Почитание правителя и особое народное доверие, скорее, только повышали и требования, предъявляемые к нему. Это отразилось и в упомянутых выше «непригожих речах». Так, калужский стрелец Паршка Семенов в мае 1626 г. обвинялся в том, что он «говорил про государя, что государь женился дважды, а им, стрельцам, своево государева жалованья дать не велел…»109 В повторной женитьбе Михаила Федоровича ничего
Наконец, ощущение близости к государю, родства с ним, осознание той огромной роли, которую он играет в жизни страны, побуждало всех мыслящих людей самых разных эпох обращаться к нему с советами и своего рода поучениями. Это еще раз подчеркивает то человеческое начало, которое видели в нем.
Один из самых загадочных авторов древнерусской литературы – Даниил Заточник. Созданные им «Слово» и «Моление» Даниила Заточника относят к XII–XIII вв. В исторических источниках отсутствуют какие-либо сведения о его жизни, неизвестно, когда он родился и умер, кем он был, каким образом получил блестящее, судя по его произведениям, образование. Это дало повод некоторым исследователям предположить, что Даниил вообще персонаж вымышленный. Другие, наоборот, считают его автором чуть ли не всех главных древнерусских литературных произведений, включая знаменитое «Слово о полку Игореве». Как бы там ни было, произведения существуют и представляют собой ярчайший источник по истории Древней Руси, раскрывающий внутренний мир русского человека той поры. Даниил Заточник обращается вначале к князю с хвалебной речью: «Голос твой сладок и образ твой прекрасен; мед источают уста твои, и дар твой как плод райский». После чего переходит к настойчивым советам, как правителю надо жить: «Да не будет сжата рука твоя, княже мой, господине, на подаяние бедным: ибо ни чашею моря не вычерпать, ни нашими просьбами твоего дому не истощить… Господине мой! Не лиши хлеба нищего мудрого, не вознеси до облак глупого богатого…»111 и т. д.
Старец Филофей (начало XVI в.) заключает свое послание к великому князю Василию извинением: «…не зазри о том, благочестивый царь, что дерзнул я писать твоему величеству». Он пишет о той особой миссии, которая выпала на долю князя как подлинно православного правителя. А затем открыто учит его, как надо жить и править: «Это ж тебе написал, любя, и призывая, и моля благодатью Божьей, что переменишь ты скупость на щедрость и немилосердие на милость. Утешь плачуших и рыдающих день и ночь, избавь обиженных из рук обижающих»112.

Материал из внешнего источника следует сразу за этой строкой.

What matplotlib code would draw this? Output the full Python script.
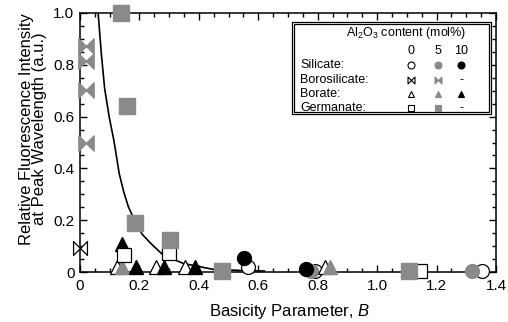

В начале XVIII в. И. Т. Посошков пишет: «Царь судия и подобен он Богу. Того бо ради и всякой вещи за имя царское от мирских нельзя быть неотменной, ибо и в суде у царя, яко у Бога, нет лица ни богату, ни убогу, ни сильну, ни маломочну, всем суд един, и то стал быть суд Божий»113. Что не мешает ему написать целую книгу о том, как надо правильно управлять государством.

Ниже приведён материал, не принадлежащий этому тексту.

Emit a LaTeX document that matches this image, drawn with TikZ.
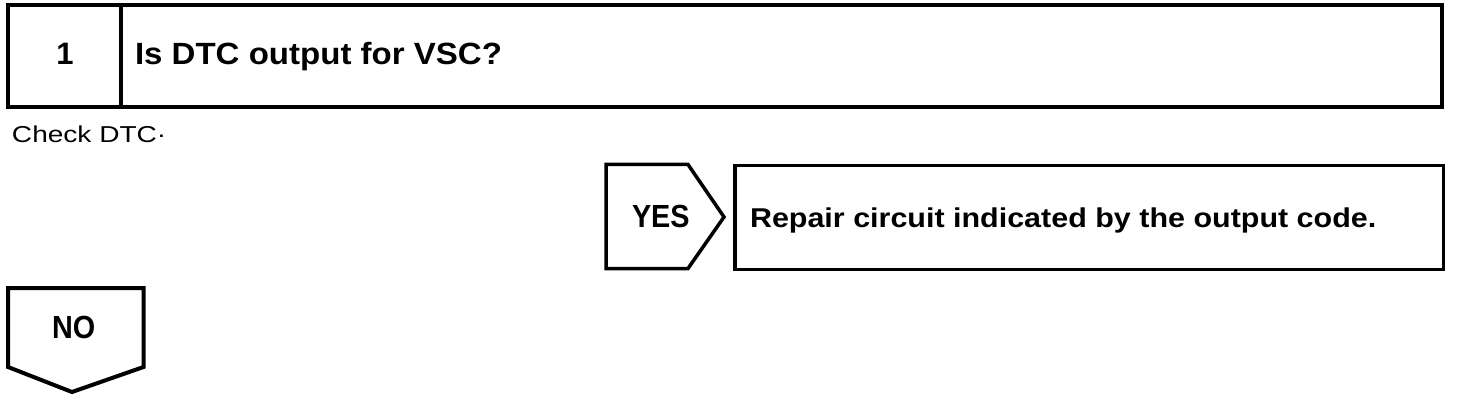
\documentclass[tikz,border=0pt]{standalone}
\usepackage{fontspec}
\setmainfont{Liberation Sans}
\begin{document}
\begin{tikzpicture}[x=1pt,y=-1pt,
  frame/.style={draw=black,line width=4pt,line join=miter},
  thinframe/.style={draw=black,line width=3.5pt,line join=miter},
  lbl/.style={anchor=base west,inner sep=0pt,outer sep=0pt,text=black}]
\useasboundingbox[fill=white] (0,0) rectangle (1472,406);
% top step box
\draw[frame] (8,5) rectangle (1442,107.5);
\draw[frame] (120.5,5) -- (120.5,107.5);
\node[anchor=base,inner sep=0pt] (num) at (65,65) {\fontsize{31}{31}\selectfont\bfseries 1};
\node[lbl] (title) at (135,65) {\scalebox{1.076}[1]{\fontsize{30.7}{31}\selectfont\bfseries Is DTC output for VSC?}};
% check text
\node[lbl] (check) at (12,143) {\scalebox{1.22}[1]{\fontsize{23}{23}\selectfont Check DTC·}};
% YES arrow
\draw[thinframe] (606,164.5) -- (688,164.5) -- (724,217) -- (688,268.5) -- (606,268.5) -- cycle;
\node[lbl] (yes) at (632,228) {\scalebox{0.9}[1]{\fontsize{32}{32}\selectfont\bfseries YES}};
% repair box
\draw[thinframe] (735,165.5) rectangle (1443.5,269.5);
\node[lbl] (repair) at (750,227) {\scalebox{1.12}[1]{\fontsize{27.2}{28}\selectfont\bfseries Repair circuit indicated by the output code.}};
% NO arrow
\draw[frame] (8,288) -- (143.5,288) -- (143.5,367) -- (72,392) -- (8,367) -- cycle;
\node[lbl] (no) at (52,338) {\scalebox{0.9}[1]{\fontsize{32}{32}\selectfont\bfseries NO}};
\end{tikzpicture}
\end{document}
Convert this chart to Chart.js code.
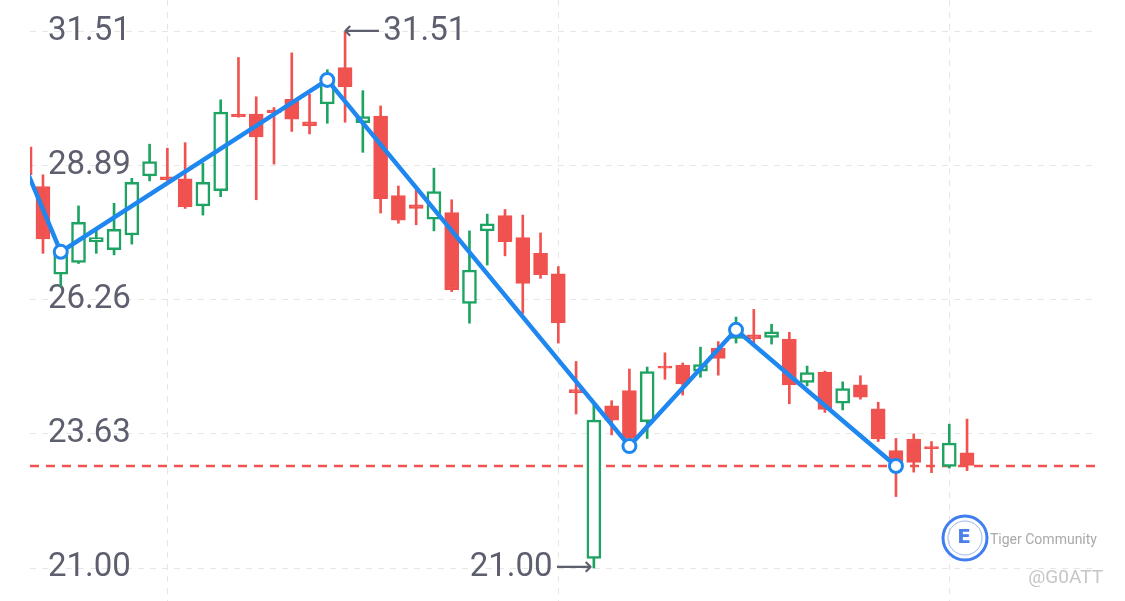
<!DOCTYPE html>
<html lang="en">
<head>
<meta charset="UTF-8">
<title>Candles with zigzag</title>
<script src="https://cdn.jsdelivr.net/npm/chart.js"></script>
<style>
  html, body { margin: 0; padding: 0; background: #fff; }
  #chart { display: block; }
</style>
</head>
<body>
<canvas id="chart" width="1125" height="601"></canvas>
<script>
// candle data, index 0 is the bar cut off at the left edge
const opens  = [29.26, 28.48, 26.76, 26.99, 27.40, 27.24, 27.53, 28.69, 28.67, 28.63,
                28.10, 28.40, 29.90, 29.90, 29.98, 30.19, 29.75, 30.10, 30.81, 29.73,
                29.86, 28.30, 28.12, 27.84, 27.97, 26.19, 27.61, 27.91, 27.48, 27.17,
                26.77, 24.50, 21.19, 24.18, 24.48, 23.87, 24.96, 24.98, 24.86, 25.31,
                25.50, 25.57, 25.52, 25.49, 24.64, 24.84, 24.23, 24.59, 24.12, 23.30,
                23.53, 23.38, 22.99, 23.26];
const highs  = [29.40, 28.71, 27.30, 28.10, 27.63, 28.15, 28.64, 29.31, 29.23, 29.34,
                28.94, 30.18, 31.01, 30.24, 30.03, 31.10, 30.29, 30.77, 31.51, 30.36,
                30.06, 28.49, 28.41, 28.84, 28.22, 27.61, 27.94, 28.03, 27.92, 27.57,
                26.91, 25.05, 24.23, 24.28, 24.90, 24.94, 25.22, 25.02, 25.33, 25.44,
                25.92, 26.07, 25.78, 25.62, 24.96, 24.86, 24.65, 24.77, 24.25, 23.54,
                23.63, 23.48, 23.82, 23.92];
const lows   = [28.50, 27.17, 26.52, 26.97, 27.17, 27.14, 27.35, 28.59, 28.60, 28.05,
                27.92, 28.28, 29.84, 28.22, 28.92, 29.56, 29.51, 29.72, 29.74, 29.15,
                27.96, 27.76, 27.73, 27.61, 26.42, 25.80, 26.94, 27.12, 25.99, 26.68,
                25.41, 24.02, 21.00, 23.61, 23.39, 23.54, 24.70, 24.39, 24.74, 24.78,
                25.41, 25.41, 25.39, 24.22, 24.57, 24.05, 24.10, 24.31, 23.48, 22.40,
                22.88, 22.87, 22.96, 22.91];
const closes = [28.71, 27.45, 27.24, 27.78, 27.48, 27.64, 28.56, 28.97, 28.61, 28.08,
                28.56, 29.94, 29.85, 29.45, 29.93, 29.80, 29.67, 30.54, 30.44, 29.85,
                28.24, 27.82, 28.05, 28.38, 26.45, 26.84, 27.75, 27.40, 26.58, 26.75,
                25.81, 24.44, 23.90, 23.90, 23.54, 24.85, 24.92, 24.61, 24.99, 25.11,
                25.73, 25.49, 25.63, 24.59, 24.83, 24.11, 24.52, 24.35, 23.53, 23.08,
                23.07, 23.34, 23.45, 23.01];

// zigzag turning points (first one lies left of the visible window)
const pivotIndex  = [-2, 2, 17, 34, 40, 49];
const pivotValues = [30.52, 27.20, 30.57, 23.39, 25.67, 23.00];

const lastPrice = 23.00;
const yTicks = [21.00, 23.63, 26.26, 28.89, 31.51];
const xGridAt = [8, 30, 52];

const RED = '#f0534f';
const GREEN = '#1ea462';
const BLUE = '#1f87f0';
const LABEL = '#5d5f6e';
const X_MIN = 0.27, X_MAX = 60.2;
const Y_MIN = 20.353, Y_MAX = 32.137;

const up = opens.map((o, i) => closes[i] >= o);

const markExtremes = {
    id: 'markExtremes',
    afterDatasetsDraw(chart) {
        const {ctx, scales: {x, y}} = chart;
        let hi = 0, lo = 0;
        highs.forEach((h, i) => { if (h > highs[hi]) hi = i; });
        lows.forEach((l, i) => { if (l < lows[lo]) lo = i; });
        const numFont = '33px Roboto, sans-serif';
        const arrowFont = '26px "DejaVu Sans", sans-serif';
        ctx.save();
        ctx.fillStyle = LABEL;
        ctx.textBaseline = 'middle';

        // high: arrow then value, starting at the wick
        let px = x.getPixelForValue(hi) - 2, py = y.getPixelForValue(highs[hi]);
        ctx.textAlign = 'left';
        ctx.font = arrowFont;
        ctx.fillText('\u27f5', px, py);
        px += ctx.measureText('\u27f5').width + 3;
        ctx.font = numFont;
        ctx.fillText(highs[hi].toFixed(2), px, py);

        // low: value then arrow, ending at the wick
        px = x.getPixelForValue(lo) - 1; py = y.getPixelForValue(lows[lo]);
        ctx.textAlign = 'right';
        ctx.font = arrowFont;
        ctx.fillText('\u27f6', px, py);
        px -= ctx.measureText('\u27f6').width + 3;
        ctx.font = numFont;
        ctx.fillText(lows[lo].toFixed(2), px, py);
        ctx.restore();
    }
};

const watermark = {
    id: 'watermark',
    afterDraw(chart) {
        const ctx = chart.ctx;
        ctx.save();
        ctx.strokeStyle = '#3f7df0';
        ctx.lineWidth = 3;
        ctx.beginPath(); ctx.arc(965, 538, 22, 0, Math.PI * 2); ctx.stroke();
        ctx.strokeStyle = '#9bb8ee';
        ctx.lineWidth = 1;
        ctx.beginPath(); ctx.arc(965, 538, 17, 0, Math.PI * 2); ctx.stroke();
        ctx.fillStyle = '#4a7fe8';
        ctx.font = 'bold 20px "DejaVu Sans", sans-serif';
        ctx.textAlign = 'center';
        ctx.textBaseline = 'middle';
        ctx.fillText('E', 964, 538);
        ctx.fillStyle = '#a9a9a9';
        ctx.font = '14px Roboto, sans-serif';
        ctx.textAlign = 'left';
        ctx.fillText('Tiger Community', 990, 540);
        ctx.fillStyle = '#c6c6c6';
        ctx.font = '19px Roboto, sans-serif';
        ctx.textAlign = 'right';
        ctx.fillText('@G0ATT', 1103, 578);
        ctx.restore();
    }
};

new Chart(document.getElementById('chart'), {
    type: 'bar',
    data: {
        datasets: [
            {
                type: 'line',
                data: pivotIndex.map((v, i) => ({x: v, y: pivotValues[i]})),
                borderColor: BLUE,
                borderWidth: 4.5,
                tension: 0,
                pointRadius: pivotIndex.map(v => v < X_MIN ? 0 : 6.5),
                pointBackgroundColor: '#fff',
                pointBorderColor: BLUE,
                pointBorderWidth: 3,
                clip: 0,
                order: 0
            },
            {
                data: opens.map((o, i) => ({x: i, y: [o, closes[i]]})),
                backgroundColor: up.map(u => u ? '#fff' : RED),
                borderColor: up.map(u => u ? GREEN : RED),
                borderWidth: 2.5,
                borderSkipped: false,
                barThickness: 14,
                grouped: false,
                clip: 0,
                order: 2
            },
            {
                data: lows.map((l, i) => ({x: i, y: [l, highs[i]]})),
                backgroundColor: up.map(u => u ? GREEN : RED),
                borderWidth: 0,
                barThickness: 2,
                grouped: false,
                clip: 0,
                order: 3
            },
            {
                type: 'line',
                data: [{x: X_MIN, y: lastPrice}, {x: X_MAX, y: lastPrice}],
                borderColor: RED,
                borderWidth: 2.5,
                borderDash: [9, 7],
                pointRadius: 0,
                clip: 0,
                order: 4
            }
        ]
    },
    options: {
        responsive: false,
        animation: false,
        events: [],
        layout: {autoPadding: false, padding: {left: 0, right: 30, top: 0, bottom: 0}},
        plugins: {legend: {display: false}, tooltip: {enabled: false}},
        scales: {
            x: {
                type: 'linear',
                min: X_MIN,
                max: X_MAX,
                offset: false,
                afterBuildTicks: s => { s.ticks = xGridAt.map(v => ({value: v})); },
                ticks: {display: false},
                grid: {color: '#e6e6e6', lineWidth: 1, drawTicks: false, offset: false},
                border: {display: false, dash: [6, 6]}
            },
            y: {
                type: 'linear',
                min: Y_MIN,
                max: Y_MAX,
                afterBuildTicks: s => { s.ticks = yTicks.map(v => ({value: v})); },
                afterFit: s => { s.width = 30; s.paddingTop = 0; s.paddingBottom = 0; },
                ticks: {
                    mirror: true,
                    padding: 18,
                    autoSkip: false,
                    color: LABEL,
                    font: {family: 'Roboto', size: 33},
                    callback: v => v.toFixed(2)
                },
                grid: {color: '#e6e6e6', lineWidth: 1, drawTicks: false},
                border: {display: false, dash: [6, 6]}
            }
        }
    },
    plugins: [markExtremes, watermark]
});
</script>
</body>
</html>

Особое отношение народа к верховной власти, его любовь и доверие, почитание и уважение, а также предъявляемые высокие требования возлагали на правителей русского государства особую ответственность. И она прекрасно ими осознавалась. Владимир Мономах составил для своих наследников своего рода кодекс поведения государя. Правитель, по его мнению, не должен пренебрегать даже мелочами: «Куда бы вы ни держали путь по своим землям, не давайте отрокам причинять вред ни своим, ни чужим, ни селам, ни посевам, чтобы не стали проклинать вас. Куда же пойдете и где остановитесь, напоите и накормите нищего, более же всего чтите гостя, откуда бы к вам ни пришел, простолюдин ли, или знатный, или посол; если не можете почтить его подарком, – то пищей и питьем: ибо они, проходя, прославят человека по всем землям, или добрым, или злым. Больного навестите, покойника проводите, ибо все мы смертны. Не пропустите человека, не поприветствовав его, и доброе слово ему молвите»114.

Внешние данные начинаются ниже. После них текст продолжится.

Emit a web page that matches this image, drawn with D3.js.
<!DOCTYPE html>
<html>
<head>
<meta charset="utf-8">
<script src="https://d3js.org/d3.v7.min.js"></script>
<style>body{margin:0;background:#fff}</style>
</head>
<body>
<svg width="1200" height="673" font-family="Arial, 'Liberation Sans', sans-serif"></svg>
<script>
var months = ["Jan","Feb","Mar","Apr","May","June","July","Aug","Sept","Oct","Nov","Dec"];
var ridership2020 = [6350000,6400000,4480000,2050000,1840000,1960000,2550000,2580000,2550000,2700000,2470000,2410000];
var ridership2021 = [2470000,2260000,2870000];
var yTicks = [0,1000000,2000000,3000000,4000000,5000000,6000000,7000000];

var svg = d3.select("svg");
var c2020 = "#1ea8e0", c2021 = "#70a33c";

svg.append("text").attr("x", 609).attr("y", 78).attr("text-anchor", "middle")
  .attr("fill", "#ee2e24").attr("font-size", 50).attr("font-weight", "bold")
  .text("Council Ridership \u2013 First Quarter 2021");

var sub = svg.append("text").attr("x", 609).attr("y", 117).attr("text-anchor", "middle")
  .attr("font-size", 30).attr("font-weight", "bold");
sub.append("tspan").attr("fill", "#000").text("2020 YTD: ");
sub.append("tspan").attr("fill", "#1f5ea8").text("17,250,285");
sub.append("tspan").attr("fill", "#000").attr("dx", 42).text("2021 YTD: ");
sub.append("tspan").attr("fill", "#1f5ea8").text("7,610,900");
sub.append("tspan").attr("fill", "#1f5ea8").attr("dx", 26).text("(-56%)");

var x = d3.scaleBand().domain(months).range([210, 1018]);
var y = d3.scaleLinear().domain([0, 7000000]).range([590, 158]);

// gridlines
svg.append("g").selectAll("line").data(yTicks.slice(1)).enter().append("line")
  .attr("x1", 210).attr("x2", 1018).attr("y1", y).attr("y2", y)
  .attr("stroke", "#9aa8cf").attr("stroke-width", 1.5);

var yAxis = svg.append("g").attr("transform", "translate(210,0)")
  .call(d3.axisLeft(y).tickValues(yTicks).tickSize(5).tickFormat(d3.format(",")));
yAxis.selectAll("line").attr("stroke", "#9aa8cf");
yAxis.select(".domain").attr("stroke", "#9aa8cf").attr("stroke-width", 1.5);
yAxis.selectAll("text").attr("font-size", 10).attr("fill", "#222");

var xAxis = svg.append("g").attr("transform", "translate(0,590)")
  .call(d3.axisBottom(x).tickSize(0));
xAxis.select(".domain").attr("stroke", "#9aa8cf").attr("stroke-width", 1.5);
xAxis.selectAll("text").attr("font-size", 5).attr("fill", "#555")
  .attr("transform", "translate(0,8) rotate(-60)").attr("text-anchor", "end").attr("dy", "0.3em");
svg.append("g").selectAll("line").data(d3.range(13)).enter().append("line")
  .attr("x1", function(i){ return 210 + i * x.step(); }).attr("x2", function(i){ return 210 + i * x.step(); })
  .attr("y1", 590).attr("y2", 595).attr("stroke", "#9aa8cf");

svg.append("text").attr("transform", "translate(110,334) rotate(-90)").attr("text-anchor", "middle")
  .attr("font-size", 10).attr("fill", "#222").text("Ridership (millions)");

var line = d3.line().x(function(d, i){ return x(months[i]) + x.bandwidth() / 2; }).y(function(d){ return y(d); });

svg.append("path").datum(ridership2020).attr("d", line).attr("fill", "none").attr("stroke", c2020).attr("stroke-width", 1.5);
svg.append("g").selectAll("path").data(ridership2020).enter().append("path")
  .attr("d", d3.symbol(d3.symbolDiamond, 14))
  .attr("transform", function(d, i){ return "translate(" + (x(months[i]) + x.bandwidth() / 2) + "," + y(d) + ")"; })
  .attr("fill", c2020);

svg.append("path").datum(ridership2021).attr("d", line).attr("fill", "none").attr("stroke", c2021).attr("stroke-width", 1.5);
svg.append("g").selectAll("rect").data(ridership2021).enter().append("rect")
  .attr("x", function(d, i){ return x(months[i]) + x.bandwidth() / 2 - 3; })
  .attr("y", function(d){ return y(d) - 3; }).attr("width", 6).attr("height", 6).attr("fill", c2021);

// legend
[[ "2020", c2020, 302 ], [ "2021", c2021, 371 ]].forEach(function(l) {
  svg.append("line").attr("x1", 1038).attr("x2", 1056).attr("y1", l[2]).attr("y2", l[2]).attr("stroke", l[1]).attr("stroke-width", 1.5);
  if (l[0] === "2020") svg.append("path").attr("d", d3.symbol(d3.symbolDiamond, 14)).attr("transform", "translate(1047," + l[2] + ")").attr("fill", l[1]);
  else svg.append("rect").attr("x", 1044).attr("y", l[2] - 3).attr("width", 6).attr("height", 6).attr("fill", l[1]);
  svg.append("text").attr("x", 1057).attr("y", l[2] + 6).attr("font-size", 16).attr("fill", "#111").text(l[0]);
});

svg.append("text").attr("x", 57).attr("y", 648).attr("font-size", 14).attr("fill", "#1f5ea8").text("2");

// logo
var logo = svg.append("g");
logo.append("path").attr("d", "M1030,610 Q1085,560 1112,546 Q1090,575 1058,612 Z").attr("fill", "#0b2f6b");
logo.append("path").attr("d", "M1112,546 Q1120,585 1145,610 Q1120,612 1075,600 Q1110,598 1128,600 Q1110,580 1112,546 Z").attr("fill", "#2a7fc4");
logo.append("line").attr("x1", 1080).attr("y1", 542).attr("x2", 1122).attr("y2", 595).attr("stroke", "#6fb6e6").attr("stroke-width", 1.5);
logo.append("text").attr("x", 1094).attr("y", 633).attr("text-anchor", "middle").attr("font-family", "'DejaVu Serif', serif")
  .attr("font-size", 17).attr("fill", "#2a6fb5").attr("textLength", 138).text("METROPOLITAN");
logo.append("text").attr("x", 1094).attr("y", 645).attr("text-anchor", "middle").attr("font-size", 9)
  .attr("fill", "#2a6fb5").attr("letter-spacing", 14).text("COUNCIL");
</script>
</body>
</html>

Что-то очень личное в отношении к своему народу и государству ощущается в предсмертных словах строгого Николая I. Его наследник Александр II передал их на следующий день после кончины отца Государственному Совету: «Покойный государь, мой незабвенный родитель, любил Россию и всю жизнь постоянно думал об одной только ее пользе. Каждое его действие, каждое его слово имело целью одно и то же – пользу России. В постоянных и ежедневных трудах его со мною он говорил мне: “Хочу передать тебе Россию устроенною, счастливою и спокойною”. Провидение судило иначе, и покойный государь в последние часы своей жизни сказал мне: “Сдаю тебе мою команду, но, к сожалению, не в таком порядке, как желал, оставляя тебе много трудов и забот”»115. Николай очень сильно, как личную вину, переживал неудачи русской армии в Крымской войне, он не мог не видеть и острых нерешенных проблем в русской экономике и в сфере социальных отношений. Управление сложным и обширным хозяйством, забота о народе, ведение военных действий – все это теперь падало на плечи его преемника. Умирая, он беспокоился о будущем страны, о том, справится ли его сын со своими непростыми обязанностями.